● Exercise description
Pictures do not belong in the output. Reproduce exactly the lines from the start of the records through the line with "W, H = 1147, 803".

>> BEGIN

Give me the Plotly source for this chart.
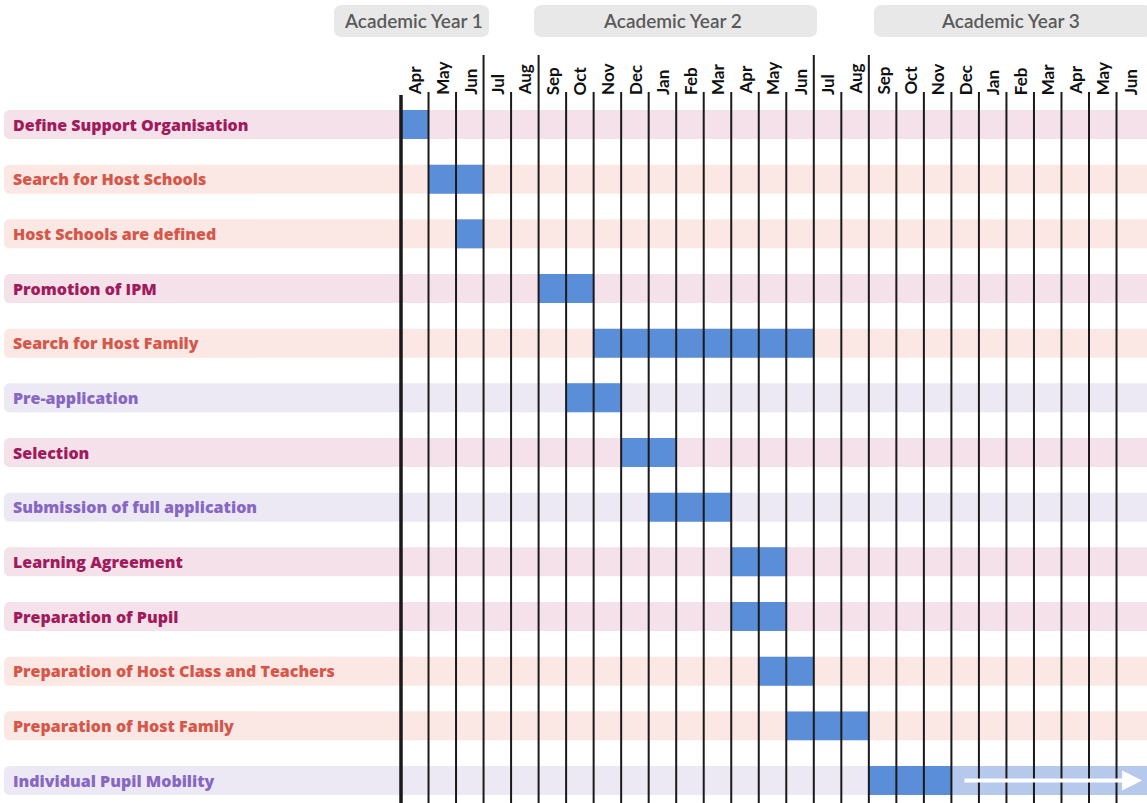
import plotly.graph_objects as go

W, H = 1147, 803

months = ["Apr", "May", "Jun", "Jul", "Aug", "Sep", "Oct", "Nov", "Dec", "Jan", "Feb", "Mar",
          "Apr", "May", "Jun", "Jul", "Aug", "Sep", "Oct", "Nov", "Dec", "Jan", "Feb", "Mar",
          "Apr", "May", "Jun"]
years = ["Academic Year 1", "Academic Year 2", "Academic Year 3"]
tasks = ["Define Support Organisation", "Search for Host Schools", "Host Schools are defined",
         "Promotion of IPM", "Search for Host Family", "Pre-application", "Selection",
         "Submission of full application", "Learning Agreement", "Preparation of Pupil",
         "Preparation of Host Class and Teachers", "Preparation of Host Family",
         "Individual Pupil Mobility"]
groups = ["org", "host", "host", "org", "host", "app", "org", "app", "org", "org",
          "host", "host", "app"]
start_month = [0, 1, 2, 5, 7, 6, 8, 9, 12, 12, 13, 14, 17]
duration = [1, 2, 1, 2, 8, 2, 2, 3, 2, 2, 2, 3, 3]
ongoing_task = ["Individual Pupil Mobility"]
ongoing_start = [20]
ongoing_duration = [7.2]

# ---- styling / geometry ----
X0, CW = 401.0, 27.52          # pixel of month 0 boundary, column width
Y0, RH = 124.5, 54.67          # pixel of first row centre, row spacing
text_col = {"org": "#a01a5c", "host": "#d6574a", "app": "#8767c2"}
band_col = {"org": "#f4e1ea", "host": "#fbe8e4", "app": "#ece9f4"}
bar_dark, bar_light = "#5a8ed8", "#b6c8eb"


def px_x(p):
    return p / W


def px_y(p):
    return 1 - p / H


def rrect_paper(x0, x1, y0, y1, r):
    X = lambda p: px_x(p)
    Y = lambda p: px_y(p)
    return (f"M {X(x0 + r)} {Y(y0)} L {X(x1 - r)} {Y(y0)} Q {X(x1)} {Y(y0)} {X(x1)} {Y(y0 + r)} "
            f"L {X(x1)} {Y(y1 - r)} Q {X(x1)} {Y(y1)} {X(x1 - r)} {Y(y1)} "
            f"L {X(x0 + r)} {Y(y1)} Q {X(x0)} {Y(y1)} {X(x0)} {Y(y1 - r)} "
            f"L {X(x0)} {Y(y0 + r)} Q {X(x0)} {Y(y0)} {X(x0 + r)} {Y(y0)} Z")


fig = go.Figure()

fig.add_trace(go.Bar(
    y=tasks, x=duration, base=start_month, orientation="h",
    marker=dict(color=bar_dark, line=dict(width=0)), width=0.53,
    hoverinfo="skip", showlegend=False))
fig.add_trace(go.Bar(
    y=ongoing_task, x=ongoing_duration, base=ongoing_start, orientation="h",
    marker=dict(color=bar_light, line=dict(width=0)), width=0.53,
    hoverinfo="skip", showlegend=False))

shapes = []
annotations = []

# label bands
for i, (t, g) in enumerate(zip(tasks, groups)):
    yc = Y0 + i * RH
    shapes.append(dict(type="path", xref="paper", yref="paper", layer="below",
                       path=rrect_paper(4, 1160, yc - 14.5, yc + 14.5, 6),
                       fillcolor=band_col[g], line=dict(width=0)))
    annotations.append(dict(text=t, xref="paper", yref="y", x=px_x(11), y=t,
                            xanchor="left", yanchor="middle", showarrow=False,
                            font=dict(family="Open Sans", size=16, color=text_col[g], weight=800)))

# year header boxes
year_boxes = [(334, 489, 413), (534, 817, 672), (874, 1152, 1010)]
for name, (bx0, bx1, cx) in zip(years, year_boxes):
    shapes.append(dict(type="path", xref="paper", yref="paper", layer="below",
                       path=rrect_paper(bx0, bx1, 5, 37, 8),
                       fillcolor="#e8e8e8", line=dict(width=0)))
    annotations.append(dict(text=name, xref="paper", yref="paper", x=px_x(cx), y=px_y(21),
                            xanchor="center", yanchor="middle", showarrow=False,
                            font=dict(family="Lato", size=19, color="#5a5a5a", weight=600)))

# month labels
for m, name in enumerate(months):
    annotations.append(dict(text=name, xref="x", yref="paper", x=m + 0.5, y=px_y(97),
                            xanchor="center", yanchor="bottom", textangle=-90,
                            showarrow=False,
                            font=dict(family="Lato", size=17, color="#111111", weight="bold")))

# vertical grid lines
tall = {3, 5, 15, 17}
for m in range(len(months)):
    if m == 0:
        top, w = 95, 3.5
    elif m in tall:
        top, w = 55, 2
    else:
        top, w = 92, 2
    shapes.append(dict(type="line", xref="x", yref="paper", x0=m, x1=m,
                       y0=px_y(top), y1=0, layer="above",
                       line=dict(color="#1a1a1a", width=w)))

# ongoing arrow
annotations.append(dict(text="", xref="x", yref="y", axref="x", ayref="y",
                        x=26.93, y=ongoing_task[0], ax=20.42, ay=ongoing_task[0],
                        showarrow=True, arrowcolor="white", arrowwidth=4,
                        arrowhead=2, arrowsize=1))

fig.update_layout(
    width=W, height=H, margin=dict(l=0, r=0, t=0, b=0),
    paper_bgcolor="white", plot_bgcolor="rgba(0,0,0,0)",
    barmode="overlay",
    xaxis=dict(range=[-X0 / CW, (W - X0) / CW], visible=False, domain=[0, 1]),
    yaxis=dict(range=[(H - Y0) / RH, -Y0 / RH], visible=False, domain=[0, 1],
               type="category", categoryorder="array", categoryarray=tasks),
    shapes=shapes, annotations=annotations,
)

fig.write_html("out.html")
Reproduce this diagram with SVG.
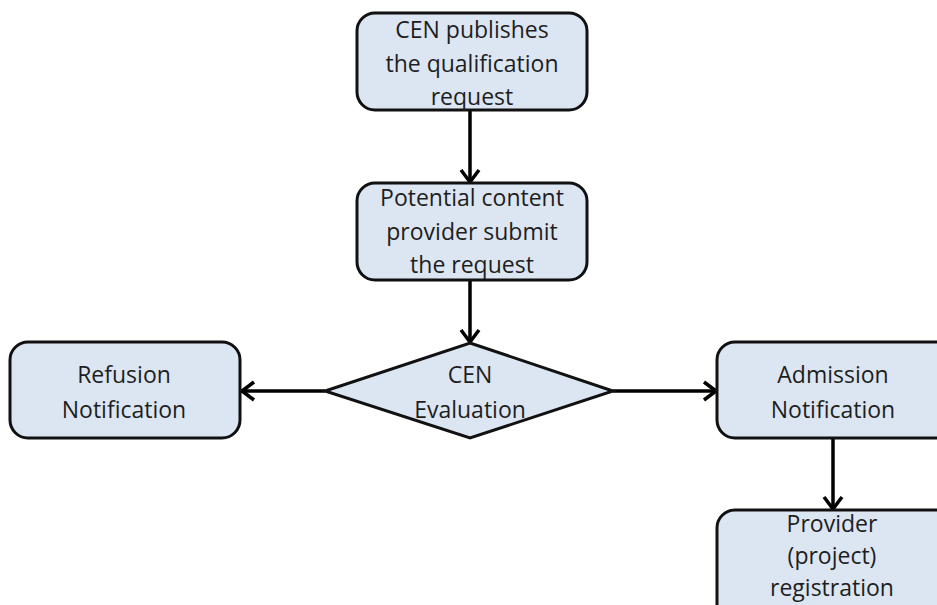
<svg xmlns="http://www.w3.org/2000/svg" width="937" height="605" viewBox="0 0 937 605">
<style>
.box{fill:#dce6f2;stroke:#111;stroke-width:3}
.t{font-family:"Open Sans","Liberation Sans",sans-serif;font-size:23px;fill:#1e1e1e;text-anchor:middle}
.c{stroke:#000;stroke-width:3.5;fill:none}
</style>
<defs>
<marker id="open" markerWidth="16" markerHeight="22" refX="14" refY="11" orient="auto" markerUnits="userSpaceOnUse" viewBox="0 0 16 22">
<path d="M2,2 L14,11 L2,20" fill="none" stroke="#000" stroke-width="3.5"/>
</marker>
</defs>
<g id="connectors">
<line class="c" x1="470" y1="110" x2="470" y2="182" marker-end="url(#open)"/>
<line class="c" x1="470" y1="280" x2="470" y2="342" marker-end="url(#open)"/>
<line class="c" x1="325" y1="391" x2="242" y2="391" marker-end="url(#open)"/>
<line class="c" x1="613" y1="391" x2="716" y2="391" marker-end="url(#open)"/>
<line class="c" x1="833" y1="438" x2="833" y2="509" marker-end="url(#open)"/>
</g>
<g id="n1">
<rect class="box" x="357" y="13" width="230" height="97" rx="18"/>
<text class="t" x="472" y="38">CEN publishes</text>
<text class="t" x="472" y="72">the qualification</text>
<text class="t" x="472" y="105">request</text>
</g>
<g id="n2">
<rect class="box" x="357" y="183" width="230" height="97" rx="18"/>
<text class="t" x="472" y="206">Potential content</text>
<text class="t" x="472" y="240">provider submit</text>
<text class="t" x="472" y="273">the request</text>
</g>
<g id="n3">
<path class="box" d="M470,343 L613,391 L470,438 L325,391 Z"/>
<text class="t" x="470" y="383">CEN</text>
<text class="t" x="470" y="418">Evaluation</text>
</g>
<g id="n4">
<rect class="box" x="10" y="342" width="230" height="96" rx="18"/>
<text class="t" x="124" y="383">Refusion</text>
<text class="t" x="124" y="418">Notification</text>
</g>
<g id="n5">
<rect class="box" x="717" y="342" width="236" height="96" rx="18"/>
<text class="t" x="833" y="383">Admission</text>
<text class="t" x="833" y="418">Notification</text>
</g>
<g id="n6">
<rect class="box" x="717" y="510" width="236" height="120" rx="18"/>
<text class="t" x="832" y="532">Provider</text>
<text class="t" x="832" y="564">(project)</text>
<text class="t" x="832" y="596">registration</text>
</g>
</svg>
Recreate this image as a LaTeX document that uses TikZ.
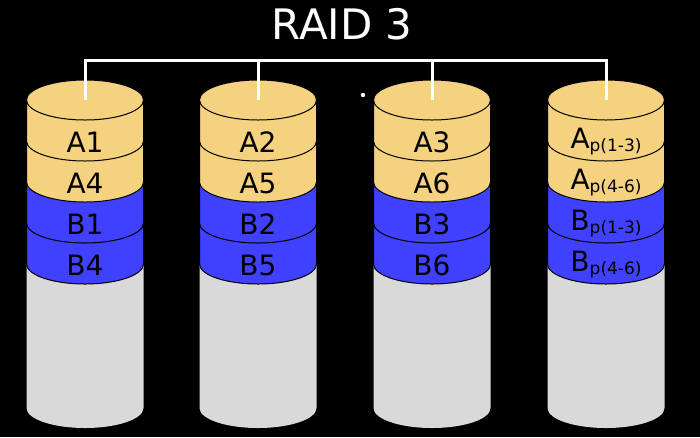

>> END

● The output
Give me the Plotly source for this chart.
import plotly.graph_objects as go

W, H = 1147, 803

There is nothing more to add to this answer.